# Recorded data start

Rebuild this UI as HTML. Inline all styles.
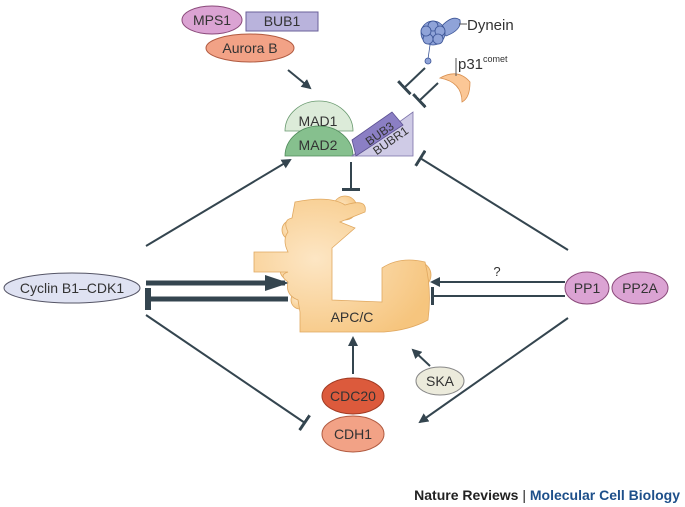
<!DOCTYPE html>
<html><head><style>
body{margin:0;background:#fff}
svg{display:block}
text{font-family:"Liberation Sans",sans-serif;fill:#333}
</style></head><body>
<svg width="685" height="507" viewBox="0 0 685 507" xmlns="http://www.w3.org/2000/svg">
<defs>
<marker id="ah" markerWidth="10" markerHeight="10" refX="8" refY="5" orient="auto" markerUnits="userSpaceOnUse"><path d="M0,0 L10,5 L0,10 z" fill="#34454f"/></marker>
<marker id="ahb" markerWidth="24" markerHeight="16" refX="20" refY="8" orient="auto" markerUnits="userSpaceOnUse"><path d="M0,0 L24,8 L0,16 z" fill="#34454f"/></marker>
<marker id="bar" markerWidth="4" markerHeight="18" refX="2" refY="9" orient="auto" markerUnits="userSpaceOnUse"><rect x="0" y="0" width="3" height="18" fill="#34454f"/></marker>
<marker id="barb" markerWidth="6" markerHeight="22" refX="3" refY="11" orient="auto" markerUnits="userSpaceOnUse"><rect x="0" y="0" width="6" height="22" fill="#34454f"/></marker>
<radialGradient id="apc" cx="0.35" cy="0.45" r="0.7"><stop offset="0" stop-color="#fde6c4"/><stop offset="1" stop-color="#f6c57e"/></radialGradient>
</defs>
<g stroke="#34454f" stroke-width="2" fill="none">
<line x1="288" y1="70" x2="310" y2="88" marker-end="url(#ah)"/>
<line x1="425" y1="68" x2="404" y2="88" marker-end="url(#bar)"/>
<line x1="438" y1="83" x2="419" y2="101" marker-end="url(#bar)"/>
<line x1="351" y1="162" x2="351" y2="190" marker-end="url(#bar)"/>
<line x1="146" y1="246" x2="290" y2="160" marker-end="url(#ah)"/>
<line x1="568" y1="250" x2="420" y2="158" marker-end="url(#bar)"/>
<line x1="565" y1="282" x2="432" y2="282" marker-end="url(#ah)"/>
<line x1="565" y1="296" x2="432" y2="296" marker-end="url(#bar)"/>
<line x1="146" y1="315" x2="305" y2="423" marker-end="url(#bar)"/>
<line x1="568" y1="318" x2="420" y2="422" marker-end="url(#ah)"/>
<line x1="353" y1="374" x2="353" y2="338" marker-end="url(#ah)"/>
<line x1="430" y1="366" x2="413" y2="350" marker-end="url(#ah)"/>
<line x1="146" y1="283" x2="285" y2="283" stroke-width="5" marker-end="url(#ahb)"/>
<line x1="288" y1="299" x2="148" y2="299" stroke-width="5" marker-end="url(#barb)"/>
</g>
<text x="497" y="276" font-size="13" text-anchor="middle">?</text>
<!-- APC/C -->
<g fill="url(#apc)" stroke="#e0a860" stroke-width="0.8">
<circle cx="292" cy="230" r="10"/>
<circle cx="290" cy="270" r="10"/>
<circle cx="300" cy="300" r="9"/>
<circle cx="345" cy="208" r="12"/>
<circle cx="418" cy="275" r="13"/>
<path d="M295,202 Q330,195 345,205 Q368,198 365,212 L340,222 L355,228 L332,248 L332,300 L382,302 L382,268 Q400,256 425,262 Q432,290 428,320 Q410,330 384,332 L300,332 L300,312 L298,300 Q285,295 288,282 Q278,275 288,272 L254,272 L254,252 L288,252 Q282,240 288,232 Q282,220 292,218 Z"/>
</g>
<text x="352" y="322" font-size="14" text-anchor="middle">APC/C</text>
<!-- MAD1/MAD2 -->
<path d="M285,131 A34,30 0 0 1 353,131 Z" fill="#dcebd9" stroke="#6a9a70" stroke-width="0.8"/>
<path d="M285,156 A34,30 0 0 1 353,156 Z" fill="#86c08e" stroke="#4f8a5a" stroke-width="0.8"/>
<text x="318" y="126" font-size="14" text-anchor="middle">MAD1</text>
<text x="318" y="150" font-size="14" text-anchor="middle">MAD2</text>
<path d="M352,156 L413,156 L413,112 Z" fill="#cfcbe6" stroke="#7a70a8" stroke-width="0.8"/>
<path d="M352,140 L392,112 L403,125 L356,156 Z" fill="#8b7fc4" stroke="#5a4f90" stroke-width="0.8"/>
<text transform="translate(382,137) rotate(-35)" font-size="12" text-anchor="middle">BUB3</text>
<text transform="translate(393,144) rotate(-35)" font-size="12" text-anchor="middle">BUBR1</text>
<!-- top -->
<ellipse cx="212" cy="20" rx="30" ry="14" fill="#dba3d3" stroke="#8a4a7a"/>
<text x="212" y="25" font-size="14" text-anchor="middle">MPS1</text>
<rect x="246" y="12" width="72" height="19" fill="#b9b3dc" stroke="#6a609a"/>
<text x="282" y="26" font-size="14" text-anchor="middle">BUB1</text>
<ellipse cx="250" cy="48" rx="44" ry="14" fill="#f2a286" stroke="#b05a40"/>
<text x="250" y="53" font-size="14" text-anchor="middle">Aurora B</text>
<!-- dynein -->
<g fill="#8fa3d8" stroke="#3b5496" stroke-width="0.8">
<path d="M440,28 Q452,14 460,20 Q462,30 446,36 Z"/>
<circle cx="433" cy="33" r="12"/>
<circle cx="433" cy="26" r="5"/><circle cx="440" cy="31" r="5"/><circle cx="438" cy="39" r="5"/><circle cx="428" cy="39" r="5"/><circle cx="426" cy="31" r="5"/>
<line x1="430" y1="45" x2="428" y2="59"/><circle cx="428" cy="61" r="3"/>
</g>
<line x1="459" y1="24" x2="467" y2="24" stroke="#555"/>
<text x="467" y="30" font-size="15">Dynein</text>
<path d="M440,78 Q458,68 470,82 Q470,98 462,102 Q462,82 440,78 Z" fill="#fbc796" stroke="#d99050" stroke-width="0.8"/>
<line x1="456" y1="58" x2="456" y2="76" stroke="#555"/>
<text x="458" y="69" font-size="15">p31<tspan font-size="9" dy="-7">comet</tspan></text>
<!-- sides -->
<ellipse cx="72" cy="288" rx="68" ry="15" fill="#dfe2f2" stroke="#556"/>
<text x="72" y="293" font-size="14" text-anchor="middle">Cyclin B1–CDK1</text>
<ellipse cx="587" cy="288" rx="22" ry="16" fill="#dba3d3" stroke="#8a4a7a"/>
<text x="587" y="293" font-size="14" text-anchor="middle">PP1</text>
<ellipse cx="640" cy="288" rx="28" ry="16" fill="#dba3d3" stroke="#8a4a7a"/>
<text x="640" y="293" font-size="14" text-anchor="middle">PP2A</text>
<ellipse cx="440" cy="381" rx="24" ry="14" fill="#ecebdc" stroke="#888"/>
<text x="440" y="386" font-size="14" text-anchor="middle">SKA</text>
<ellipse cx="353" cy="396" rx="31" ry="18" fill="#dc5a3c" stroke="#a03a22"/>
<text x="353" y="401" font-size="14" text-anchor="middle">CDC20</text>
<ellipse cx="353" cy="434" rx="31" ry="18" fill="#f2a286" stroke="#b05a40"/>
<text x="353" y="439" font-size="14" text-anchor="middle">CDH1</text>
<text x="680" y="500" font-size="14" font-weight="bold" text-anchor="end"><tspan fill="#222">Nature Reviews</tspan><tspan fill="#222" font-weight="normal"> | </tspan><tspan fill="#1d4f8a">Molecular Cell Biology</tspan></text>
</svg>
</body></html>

# Recorded data end

*Task prompt*:
Repeat the data exactly, without the pictures.

*Response for this exercise*:
Rebuild this UI as HTML. Inline all styles.
<!DOCTYPE html>
<html><head><style>
body{margin:0;background:#fff}
svg{display:block}
text{font-family:"Liberation Sans",sans-serif;fill:#333}
</style></head><body>
<svg width="685" height="507" viewBox="0 0 685 507" xmlns="http://www.w3.org/2000/svg">
<defs>
<marker id="ah" markerWidth="10" markerHeight="10" refX="8" refY="5" orient="auto" markerUnits="userSpaceOnUse"><path d="M0,0 L10,5 L0,10 z" fill="#34454f"/></marker>
<marker id="ahb" markerWidth="24" markerHeight="16" refX="20" refY="8" orient="auto" markerUnits="userSpaceOnUse"><path d="M0,0 L24,8 L0,16 z" fill="#34454f"/></marker>
<marker id="bar" markerWidth="4" markerHeight="18" refX="2" refY="9" orient="auto" markerUnits="userSpaceOnUse"><rect x="0" y="0" width="3" height="18" fill="#34454f"/></marker>
<marker id="barb" markerWidth="6" markerHeight="22" refX="3" refY="11" orient="auto" markerUnits="userSpaceOnUse"><rect x="0" y="0" width="6" height="22" fill="#34454f"/></marker>
<radialGradient id="apc" cx="0.35" cy="0.45" r="0.7"><stop offset="0" stop-color="#fde6c4"/><stop offset="1" stop-color="#f6c57e"/></radialGradient>
</defs>
<g stroke="#34454f" stroke-width="2" fill="none">
<line x1="288" y1="70" x2="310" y2="88" marker-end="url(#ah)"/>
<line x1="425" y1="68" x2="404" y2="88" marker-end="url(#bar)"/>
<line x1="438" y1="83" x2="419" y2="101" marker-end="url(#bar)"/>
<line x1="351" y1="162" x2="351" y2="190" marker-end="url(#bar)"/>
<line x1="146" y1="246" x2="290" y2="160" marker-end="url(#ah)"/>
<line x1="568" y1="250" x2="420" y2="158" marker-end="url(#bar)"/>
<line x1="565" y1="282" x2="432" y2="282" marker-end="url(#ah)"/>
<line x1="565" y1="296" x2="432" y2="296" marker-end="url(#bar)"/>
<line x1="146" y1="315" x2="305" y2="423" marker-end="url(#bar)"/>
<line x1="568" y1="318" x2="420" y2="422" marker-end="url(#ah)"/>
<line x1="353" y1="374" x2="353" y2="338" marker-end="url(#ah)"/>
<line x1="430" y1="366" x2="413" y2="350" marker-end="url(#ah)"/>
<line x1="146" y1="283" x2="285" y2="283" stroke-width="5" marker-end="url(#ahb)"/>
<line x1="288" y1="299" x2="148" y2="299" stroke-width="5" marker-end="url(#barb)"/>
</g>
<text x="497" y="276" font-size="13" text-anchor="middle">?</text>
<!-- APC/C -->
<g fill="url(#apc)" stroke="#e0a860" stroke-width="0.8">
<circle cx="292" cy="230" r="10"/>
<circle cx="290" cy="270" r="10"/>
<circle cx="300" cy="300" r="9"/>
<circle cx="345" cy="208" r="12"/>
<circle cx="418" cy="275" r="13"/>
<path d="M295,202 Q330,195 345,205 Q368,198 365,212 L340,222 L355,228 L332,248 L332,300 L382,302 L382,268 Q400,256 425,262 Q432,290 428,320 Q410,330 384,332 L300,332 L300,312 L298,300 Q285,295 288,282 Q278,275 288,272 L254,272 L254,252 L288,252 Q282,240 288,232 Q282,220 292,218 Z"/>
</g>
<text x="352" y="322" font-size="14" text-anchor="middle">APC/C</text>
<!-- MAD1/MAD2 -->
<path d="M285,131 A34,30 0 0 1 353,131 Z" fill="#dcebd9" stroke="#6a9a70" stroke-width="0.8"/>
<path d="M285,156 A34,30 0 0 1 353,156 Z" fill="#86c08e" stroke="#4f8a5a" stroke-width="0.8"/>
<text x="318" y="126" font-size="14" text-anchor="middle">MAD1</text>
<text x="318" y="150" font-size="14" text-anchor="middle">MAD2</text>
<path d="M352,156 L413,156 L413,112 Z" fill="#cfcbe6" stroke="#7a70a8" stroke-width="0.8"/>
<path d="M352,140 L392,112 L403,125 L356,156 Z" fill="#8b7fc4" stroke="#5a4f90" stroke-width="0.8"/>
<text transform="translate(382,137) rotate(-35)" font-size="12" text-anchor="middle">BUB3</text>
<text transform="translate(393,144) rotate(-35)" font-size="12" text-anchor="middle">BUBR1</text>
<!-- top -->
<ellipse cx="212" cy="20" rx="30" ry="14" fill="#dba3d3" stroke="#8a4a7a"/>
<text x="212" y="25" font-size="14" text-anchor="middle">MPS1</text>
<rect x="246" y="12" width="72" height="19" fill="#b9b3dc" stroke="#6a609a"/>
<text x="282" y="26" font-size="14" text-anchor="middle">BUB1</text>
<ellipse cx="250" cy="48" rx="44" ry="14" fill="#f2a286" stroke="#b05a40"/>
<text x="250" y="53" font-size="14" text-anchor="middle">Aurora B</text>
<!-- dynein -->
<g fill="#8fa3d8" stroke="#3b5496" stroke-width="0.8">
<path d="M440,28 Q452,14 460,20 Q462,30 446,36 Z"/>
<circle cx="433" cy="33" r="12"/>
<circle cx="433" cy="26" r="5"/><circle cx="440" cy="31" r="5"/><circle cx="438" cy="39" r="5"/><circle cx="428" cy="39" r="5"/><circle cx="426" cy="31" r="5"/>
<line x1="430" y1="45" x2="428" y2="59"/><circle cx="428" cy="61" r="3"/>
</g>
<line x1="459" y1="24" x2="467" y2="24" stroke="#555"/>
<text x="467" y="30" font-size="15">Dynein</text>
<path d="M440,78 Q458,68 470,82 Q470,98 462,102 Q462,82 440,78 Z" fill="#fbc796" stroke="#d99050" stroke-width="0.8"/>
<line x1="456" y1="58" x2="456" y2="76" stroke="#555"/>
<text x="458" y="69" font-size="15">p31<tspan font-size="9" dy="-7">comet</tspan></text>
<!-- sides -->
<ellipse cx="72" cy="288" rx="68" ry="15" fill="#dfe2f2" stroke="#556"/>
<text x="72" y="293" font-size="14" text-anchor="middle">Cyclin B1–CDK1</text>
<ellipse cx="587" cy="288" rx="22" ry="16" fill="#dba3d3" stroke="#8a4a7a"/>
<text x="587" y="293" font-size="14" text-anchor="middle">PP1</text>
<ellipse cx="640" cy="288" rx="28" ry="16" fill="#dba3d3" stroke="#8a4a7a"/>
<text x="640" y="293" font-size="14" text-anchor="middle">PP2A</text>
<ellipse cx="440" cy="381" rx="24" ry="14" fill="#ecebdc" stroke="#888"/>
<text x="440" y="386" font-size="14" text-anchor="middle">SKA</text>
<ellipse cx="353" cy="396" rx="31" ry="18" fill="#dc5a3c" stroke="#a03a22"/>
<text x="353" y="401" font-size="14" text-anchor="middle">CDC20</text>
<ellipse cx="353" cy="434" rx="31" ry="18" fill="#f2a286" stroke="#b05a40"/>
<text x="353" y="439" font-size="14" text-anchor="middle">CDH1</text>
<text x="680" y="500" font-size="14" font-weight="bold" text-anchor="end"><tspan fill="#222">Nature Reviews</tspan><tspan fill="#222" font-weight="normal"> | </tspan><tspan fill="#1d4f8a">Molecular Cell Biology</tspan></text>
</svg>
</body></html>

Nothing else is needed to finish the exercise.